Each line below should be retyped exactly, with no pictures.

_____

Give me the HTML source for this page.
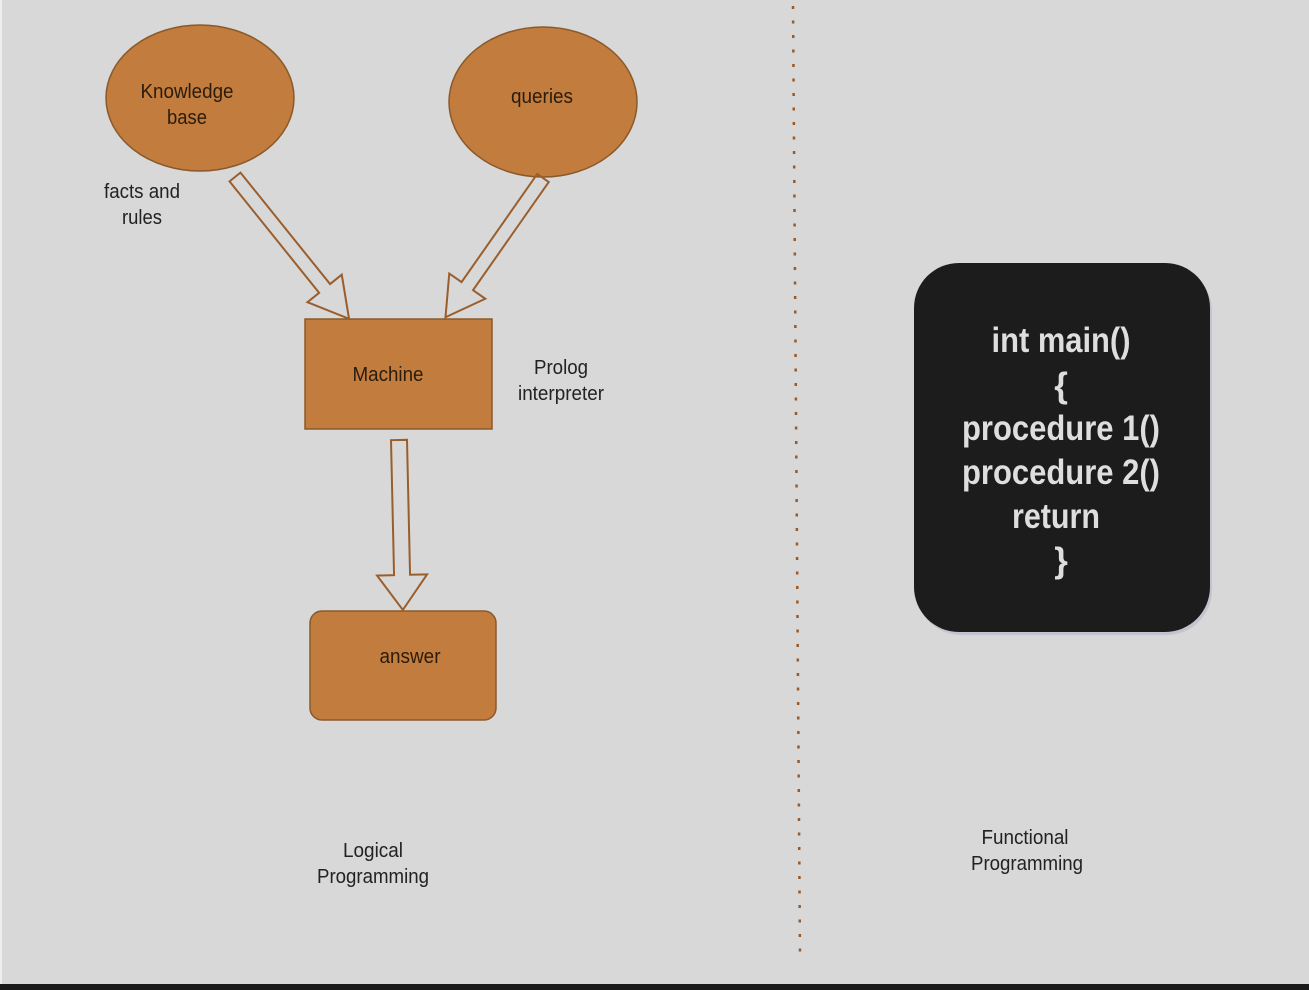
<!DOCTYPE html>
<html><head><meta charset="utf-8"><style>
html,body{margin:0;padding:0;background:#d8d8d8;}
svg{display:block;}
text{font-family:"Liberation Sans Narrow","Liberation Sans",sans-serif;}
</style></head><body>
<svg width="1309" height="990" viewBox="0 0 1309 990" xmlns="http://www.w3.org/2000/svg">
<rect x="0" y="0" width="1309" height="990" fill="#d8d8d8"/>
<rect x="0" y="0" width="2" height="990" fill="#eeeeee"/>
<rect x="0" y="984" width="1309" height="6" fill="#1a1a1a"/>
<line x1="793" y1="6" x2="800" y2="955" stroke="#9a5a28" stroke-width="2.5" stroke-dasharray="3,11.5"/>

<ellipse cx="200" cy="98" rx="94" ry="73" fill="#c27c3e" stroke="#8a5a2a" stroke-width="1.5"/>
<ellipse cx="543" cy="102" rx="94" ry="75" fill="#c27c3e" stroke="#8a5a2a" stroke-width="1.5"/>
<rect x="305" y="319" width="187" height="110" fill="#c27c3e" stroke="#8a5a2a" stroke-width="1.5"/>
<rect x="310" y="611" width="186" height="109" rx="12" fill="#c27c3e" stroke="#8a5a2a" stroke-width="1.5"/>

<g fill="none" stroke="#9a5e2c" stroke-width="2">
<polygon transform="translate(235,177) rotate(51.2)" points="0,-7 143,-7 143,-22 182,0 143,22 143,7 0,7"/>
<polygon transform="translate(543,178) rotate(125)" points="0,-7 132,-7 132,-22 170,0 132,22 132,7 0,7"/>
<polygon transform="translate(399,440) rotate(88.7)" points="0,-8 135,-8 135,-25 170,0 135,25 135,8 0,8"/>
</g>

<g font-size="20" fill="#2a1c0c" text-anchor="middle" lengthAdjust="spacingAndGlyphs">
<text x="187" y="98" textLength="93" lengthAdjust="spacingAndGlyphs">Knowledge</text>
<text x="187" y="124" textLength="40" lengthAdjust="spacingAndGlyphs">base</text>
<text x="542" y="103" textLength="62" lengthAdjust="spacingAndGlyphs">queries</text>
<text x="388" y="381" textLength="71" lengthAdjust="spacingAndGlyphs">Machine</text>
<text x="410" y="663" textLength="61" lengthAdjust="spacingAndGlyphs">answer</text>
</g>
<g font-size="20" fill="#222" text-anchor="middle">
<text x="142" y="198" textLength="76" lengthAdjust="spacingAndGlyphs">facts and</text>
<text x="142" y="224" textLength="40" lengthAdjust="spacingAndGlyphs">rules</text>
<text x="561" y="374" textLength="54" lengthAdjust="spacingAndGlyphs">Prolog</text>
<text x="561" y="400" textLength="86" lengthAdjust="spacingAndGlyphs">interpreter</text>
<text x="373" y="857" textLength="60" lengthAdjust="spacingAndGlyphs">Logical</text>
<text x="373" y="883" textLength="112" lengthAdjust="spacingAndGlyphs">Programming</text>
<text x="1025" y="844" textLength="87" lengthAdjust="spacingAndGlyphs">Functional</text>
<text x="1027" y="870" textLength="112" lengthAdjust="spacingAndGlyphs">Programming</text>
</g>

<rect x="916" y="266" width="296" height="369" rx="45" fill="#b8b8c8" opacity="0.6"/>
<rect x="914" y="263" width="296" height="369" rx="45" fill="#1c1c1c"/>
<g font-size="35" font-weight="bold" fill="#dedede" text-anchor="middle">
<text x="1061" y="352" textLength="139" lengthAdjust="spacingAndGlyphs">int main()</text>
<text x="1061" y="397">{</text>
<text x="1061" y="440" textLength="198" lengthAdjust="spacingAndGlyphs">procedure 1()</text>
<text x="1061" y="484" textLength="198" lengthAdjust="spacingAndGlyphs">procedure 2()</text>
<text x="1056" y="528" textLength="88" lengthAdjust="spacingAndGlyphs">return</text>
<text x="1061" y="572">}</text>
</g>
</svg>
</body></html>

_____

=== Exercise solution ===
Give me the HTML source for this page.
<!DOCTYPE html>
<html><head><meta charset="utf-8"><style>
html,body{margin:0;padding:0;background:#d8d8d8;}
svg{display:block;}
text{font-family:"Liberation Sans Narrow","Liberation Sans",sans-serif;}
</style></head><body>
<svg width="1309" height="990" viewBox="0 0 1309 990" xmlns="http://www.w3.org/2000/svg">
<rect x="0" y="0" width="1309" height="990" fill="#d8d8d8"/>
<rect x="0" y="0" width="2" height="990" fill="#eeeeee"/>
<rect x="0" y="984" width="1309" height="6" fill="#1a1a1a"/>
<line x1="793" y1="6" x2="800" y2="955" stroke="#9a5a28" stroke-width="2.5" stroke-dasharray="3,11.5"/>

<ellipse cx="200" cy="98" rx="94" ry="73" fill="#c27c3e" stroke="#8a5a2a" stroke-width="1.5"/>
<ellipse cx="543" cy="102" rx="94" ry="75" fill="#c27c3e" stroke="#8a5a2a" stroke-width="1.5"/>
<rect x="305" y="319" width="187" height="110" fill="#c27c3e" stroke="#8a5a2a" stroke-width="1.5"/>
<rect x="310" y="611" width="186" height="109" rx="12" fill="#c27c3e" stroke="#8a5a2a" stroke-width="1.5"/>

<g fill="none" stroke="#9a5e2c" stroke-width="2">
<polygon transform="translate(235,177) rotate(51.2)" points="0,-7 143,-7 143,-22 182,0 143,22 143,7 0,7"/>
<polygon transform="translate(543,178) rotate(125)" points="0,-7 132,-7 132,-22 170,0 132,22 132,7 0,7"/>
<polygon transform="translate(399,440) rotate(88.7)" points="0,-8 135,-8 135,-25 170,0 135,25 135,8 0,8"/>
</g>

<g font-size="20" fill="#2a1c0c" text-anchor="middle" lengthAdjust="spacingAndGlyphs">
<text x="187" y="98" textLength="93" lengthAdjust="spacingAndGlyphs">Knowledge</text>
<text x="187" y="124" textLength="40" lengthAdjust="spacingAndGlyphs">base</text>
<text x="542" y="103" textLength="62" lengthAdjust="spacingAndGlyphs">queries</text>
<text x="388" y="381" textLength="71" lengthAdjust="spacingAndGlyphs">Machine</text>
<text x="410" y="663" textLength="61" lengthAdjust="spacingAndGlyphs">answer</text>
</g>
<g font-size="20" fill="#222" text-anchor="middle">
<text x="142" y="198" textLength="76" lengthAdjust="spacingAndGlyphs">facts and</text>
<text x="142" y="224" textLength="40" lengthAdjust="spacingAndGlyphs">rules</text>
<text x="561" y="374" textLength="54" lengthAdjust="spacingAndGlyphs">Prolog</text>
<text x="561" y="400" textLength="86" lengthAdjust="spacingAndGlyphs">interpreter</text>
<text x="373" y="857" textLength="60" lengthAdjust="spacingAndGlyphs">Logical</text>
<text x="373" y="883" textLength="112" lengthAdjust="spacingAndGlyphs">Programming</text>
<text x="1025" y="844" textLength="87" lengthAdjust="spacingAndGlyphs">Functional</text>
<text x="1027" y="870" textLength="112" lengthAdjust="spacingAndGlyphs">Programming</text>
</g>

<rect x="916" y="266" width="296" height="369" rx="45" fill="#b8b8c8" opacity="0.6"/>
<rect x="914" y="263" width="296" height="369" rx="45" fill="#1c1c1c"/>
<g font-size="35" font-weight="bold" fill="#dedede" text-anchor="middle">
<text x="1061" y="352" textLength="139" lengthAdjust="spacingAndGlyphs">int main()</text>
<text x="1061" y="397">{</text>
<text x="1061" y="440" textLength="198" lengthAdjust="spacingAndGlyphs">procedure 1()</text>
<text x="1061" y="484" textLength="198" lengthAdjust="spacingAndGlyphs">procedure 2()</text>
<text x="1056" y="528" textLength="88" lengthAdjust="spacingAndGlyphs">return</text>
<text x="1061" y="572">}</text>
</g>
</svg>
</body></html>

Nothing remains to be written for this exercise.